Organisations are either culturally innovative or they are not. I’ve seen organisations where they have tried to create an innovation department or a process around innovation and it almost inadvertently fails because the organisation and the c-level suite as a whole don’t accept innovation.
So they will always focus on the short-term priorities, “let’s do this to get short-term money”. If the CIO alone is trying to fight this battle with the CEO, there is less chance of being on the winning side so you need to be on board with all the executives when it comes to them channelling ideas.
A recent example of innovation at Carsales is we recently built our own search engine, RyvusIQ. Carsales used to be previously powered by a search engine called Endeca which is now owned by Oracle. It cost us hundreds of thousands of dollars, if not a seven-figure amount of money to implement.
One of the developers came to me and the CEO and said, “You are asking me to do all these innovative things, but I cannot do them with this search engine.” And from customer feedback, they were also asking for all these new search innovations. But we were really limited with what we could do with that search engine.
The developer, along with another team leader, offered to develop a new, better search engine so we commissioned six weeks of research for them to work only on the project and prove to us what they could do and build a prototype.
Already in six weeks, there were aspects of the prototype that were better than our search engine so that gave us the confidence to continue to commission that project. We estimated the project would take a year, but it took us two years.
The organisation that built the previous search engine that Carsales used was worth $1 billion. Therefore, at first we were scared about developing a new search engine as there are billion dollar organisations out there that build search engines and here are two developers coming to me and saying they can build one that’s better.

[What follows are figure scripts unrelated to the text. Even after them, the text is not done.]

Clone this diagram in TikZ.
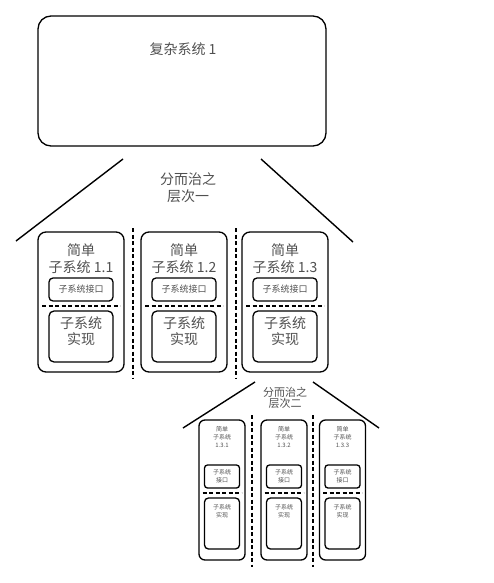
\documentclass[tikz,border=0pt]{standalone}
\usepackage{fontspec}
\setmainfont{Noto Sans CJK SC}
\usetikzlibrary{positioning}
\definecolor{txt}{HTML}{505050}

\begin{document}
\begin{tikzpicture}[x=1pt,y=-1pt,line width=1.3pt,
  sysbox/.style={draw,rounded corners=13pt,minimum width=288pt,minimum height=130pt},
  modbox/.style={draw,rounded corners=8pt,minimum width=86pt,minimum height=140pt},
  ifbox/.style={draw,rounded corners=4pt,minimum width=64pt,minimum height=23pt,font=\fontsize{9}{10}\selectfont,text=txt,inner sep=1pt},
  implbox/.style={draw,rounded corners=5pt,minimum width=64pt,minimum height=51pt,font=\fontsize{14}{16}\selectfont,text=txt,align=center,inner sep=1pt},
  title/.style={align=center,text=txt,font=\fontsize{14}{17}\selectfont,inner sep=0pt},
  smodbox/.style={draw,rounded corners=6pt,minimum width=46pt,minimum height=140pt},
  sifbox/.style={draw,rounded corners=3pt,minimum width=35pt,minimum height=23pt,font=\fontsize{6}{8}\selectfont,text=txt,align=center,inner sep=1pt},
  simplbox/.style={draw,rounded corners=4pt,minimum width=35pt,minimum height=51pt},
  stitle/.style={align=center,text=txt,font=\fontsize{6}{8}\selectfont,inner sep=0pt},
  sep/.style={dashed,dash pattern=on 4pt off 2.5pt},
  roof/.style={line width=1.4pt}]
\useasboundingbox (0,0) rectangle (493,583);
% complex system
\node[sysbox](sys) at (182,81){};
\node[text=txt,font=\fontsize{14}{16}\selectfont] (sysname) at (183,49){复杂系统 1};
% level one
\coordinate (r1a) at (123,159); \coordinate (r1b) at (16,241);
\coordinate (r1c) at (261,159); \coordinate (r1d) at (353,242);
\draw[roof] (r1a) -- (r1b); \draw[roof] (r1c) -- (r1d);
\node[title] (lvl1) at (188,188){分而治之\\层次一};
\foreach \n/\cx in {1/81,2/184,3/285}{
  \node[modbox] (m\n) at (\cx,302){};
  \node[title] (m\n t) at (\cx,258.5){简单\\子系统 1.\n};
  \node[ifbox] (m\n i) at (\cx,289.5){子系统接口};
  \coordinate (m\n l) at (\cx-39,306); \coordinate (m\n r) at (\cx+39,306);
  \draw[sep] (m\n l) -- (m\n r);
  \node[implbox] (m\n x) at (\cx,336.5){子系统\\实现\\[-4pt]};
}
\foreach \k/\cx in {1/133,2/236}{
  \coordinate (d\k a) at (\cx,228); \coordinate (d\k b) at (\cx,378);
  \draw[sep] (d\k a) -- (d\k b);
}
% level two
\coordinate (r2a) at (255,382); \coordinate (r2b) at (183,428);
\coordinate (r2c) at (313,382); \coordinate (r2d) at (379,428);
\draw[roof] (r2a) -- (r2b); \draw[roof] (r2c) -- (r2d);
\node[title,font=\fontsize{11}{11}\selectfont] (lvl2) at (285,398){分而治之\\层次二};
\foreach \n/\cx in {1/222,2/284,3/342.5}{
  \node[smodbox] (s\n) at (\cx,490){};
  \node[stitle] (s\n t) at (\cx,437){简单\\子系统\\1.3.\n};
  \node[sifbox] (s\n i) at (\cx,476.5){子系统\\接口};
  \coordinate (s\n l) at (\cx-19.5,493); \coordinate (s\n r) at (\cx+19.5,493);
  \draw[sep] (s\n l) -- (s\n r);
  \node[simplbox] (s\n x) at (\cx,523.5){};
  \node[stitle] (s\n xt) at (\cx,511){子系统\\实现};
}
\foreach \k/\cx in {1/252,2/313}{
  \coordinate (e\k a) at (\cx,415); \coordinate (e\k b) at (\cx,567);
  \draw[sep] (e\k a) -- (e\k b);
}
\end{tikzpicture}
\end{document}
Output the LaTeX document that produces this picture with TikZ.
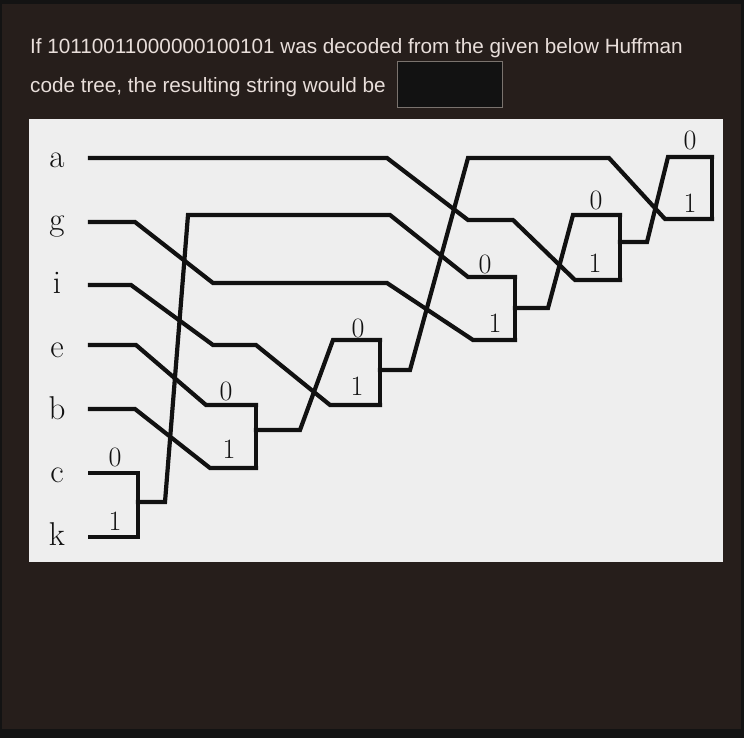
\documentclass[tikz,border=0pt]{standalone}
\usepackage{fontspec}
\usepackage{tikz}
\usepackage{xcolor}
\usetikzlibrary{positioning}
\newfontfamily\uifont{Liberation Sans}

\definecolor{framecol}{HTML}{131313}
\definecolor{pagecol}{HTML}{261E1B}
\definecolor{panelcol}{HTML}{EEEEEE}
\definecolor{inkcol}{HTML}{111111}
\definecolor{qcol}{HTML}{E8DEDA}
\definecolor{anscol}{HTML}{121212}
\definecolor{ansline}{HTML}{7A736E}

\begin{document}
\begin{tikzpicture}[x=1pt,y=-1pt,
    wire/.style = {draw=inkcol, line width=4.2pt, line cap=rect, line join=miter},
    leaf/.style = {anchor=base, inner sep=0pt, text=inkcol, font=\fontsize{33}{33}\selectfont},
    bit/.style = {anchor=base, inner sep=0pt, text=inkcol, font=\fontsize{28}{28}\selectfont},
    question/.style = {anchor=base west, inner sep=0pt, text=qcol, font=\uifont\fontsize{20.7}{22}\selectfont}]
        % background and panel
        \fill[framecol] (0,0) rectangle (744,738);
        \fill[pagecol] (2,4) rectangle (741,729);
        \fill[panelcol] (29,119) rectangle (723,562);

        % question text
        \node[question] (q1) at (30,54) {If 10110011000000100101 was decoded from the given below Huffman};
        \node[question] (q2) at (30,93) {code tree, the resulting string would be};
        \node[draw=ansline, fill=anscol, line width=1pt, minimum width=105pt, minimum height=46pt, inner sep=0pt] (ans) at (450,85) {};

        % leaves
        \foreach \name/\y/\wy in {a/168/158, g/230/222, i/293/285, e/357/345, b/419/409, c/482/473, k/545/537} {
            \node[leaf] (\name) at (57,\y) {\name};
            \coordinate (\name w) at (90,\wy);
        }

        % junctions
        \coordinate (ck0) at (138,473); \coordinate (ck1) at (138,537); \coordinate (ck) at (138,502);
        \coordinate (eb0) at (256,405); \coordinate (eb1) at (256,468); \coordinate (eb) at (256,430);
        \coordinate (ebi0) at (380,340); \coordinate (ebi1) at (380,405); \coordinate (ebi) at (380,370);
        \coordinate (ckg0) at (515,277); \coordinate (ckg1) at (515,340); \coordinate (ckg) at (515,308);
        \coordinate (ckga0) at (620,215); \coordinate (ckga1) at (620,280); \coordinate (ckga) at (620,242);
        \coordinate (root0) at (712,157); \coordinate (root1) at (712,219);

        % leaf wires
        \draw[wire] (aw) -- (387,158) -- (468,220) -- (513,220) -- (575,280) -- (ckga1);
        \draw[wire] (gw) -- (135,222) -- (213,283) -- (387,283) -- (473,340) -- (ckg1);
        \draw[wire] (iw) -- (131,285) -- (213,345) -- (256,345) -- (330,405) -- (ebi1);
        \draw[wire] (ew) -- (136,345) -- (206,405) -- (eb0);
        \draw[wire] (bw) -- (135,409) -- (210,468) -- (eb1);
        \draw[wire] (cw) -- (ck0);
        \draw[wire] (kw) -- (ck1);

        % inner nodes and their outputs
        \draw[wire] (ck0) -- (ck1);
        \draw[wire] (ck) -- (165,502) -- (188,215) -- (390,215) -- (468,277) -- (ckg0);
        \draw[wire] (eb0) -- (eb1);
        \draw[wire] (eb) -- (300,430) -- (333,340) -- (ebi0);
        \draw[wire] (ebi0) -- (ebi1);
        \draw[wire] (ebi) -- (410,370) -- (468,158) -- (609,158) -- (665,219) -- (root1);
        \draw[wire] (ckg0) -- (ckg1);
        \draw[wire] (ckg) -- (548,308) -- (573,215) -- (ckga0);
        \draw[wire] (ckga0) -- (ckga1);
        \draw[wire] (ckga) -- (647,242) -- (668,157) -- (root0);
        \draw[wire] (root0) -- (root1);

        % branch bits
        \foreach \x/\y/\t [count=\n] in {115/466/0, 115/530/1, 226/400/0, 229/458/1, 358/337/0, 357/395/1,
                                         485/273/0, 495/332/1, 596/210/0, 595/272/1, 690/150/0, 690/213/1} {
            \node[bit] (bit\n) at (\x,\y) {\t};
        }
\end{tikzpicture}
\end{document}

Carsales-owned Quicksales website is also powered by that search engine, our own proprietary search engine, and we now are starting to sell that to other organisations.
Innovation is no more something nice to have for organisations. Some organisations will spend 50 per cent of their time innovating, others 1 per cent of their time. The question is not whether you should innovate or not, it is how much time you allocate for innovation.
The best thing is to work on an acceptable level of risk taking within the organisation while educating the other executives on the value of innovation. This is why I define innovation as new thinking that creates value because all of the execs love value. At the end of the day, there is value, but there is also some risk that comes with it. It’s just balancing the two.
Alex Jones, CIO at Synergy
From a stakeholder management perspective, it’s important that the beneficiaries of any innovation (generally not the CIO) are actually involved in supporting the concept. So if you are going to run an innovation process that’s designed to benefit a certain part of the business then you really want to get that part of the business involved before you get started.
When it comes to deciding on the process you could say, “I know we haven’t done this before in this organisation but I have done some research and have sought opinions from experts and it seems that this particular process would be effective in bringing the benefits of innovation to you. What do you think?” Then you can have that conversation about who has what role in driving an innovation process.
Once having agreed on that, then you start soliciting ideas from the employees or customers or whoever you are going to get your ideas from. You have to get an agreement on what you are going to do in terms of the innovation process before you go out there asking people for ideas.
In regards to the CEO or the other business executive wanting to review and approve each single idea, if you ask yourself the question “why do people micro manage?” it’s because they don’t have confidence that the process as it stands is going to deliver the right result. Maybe they are concerned that it’s a waste of time and the team doesn’t have capacity to do all of this.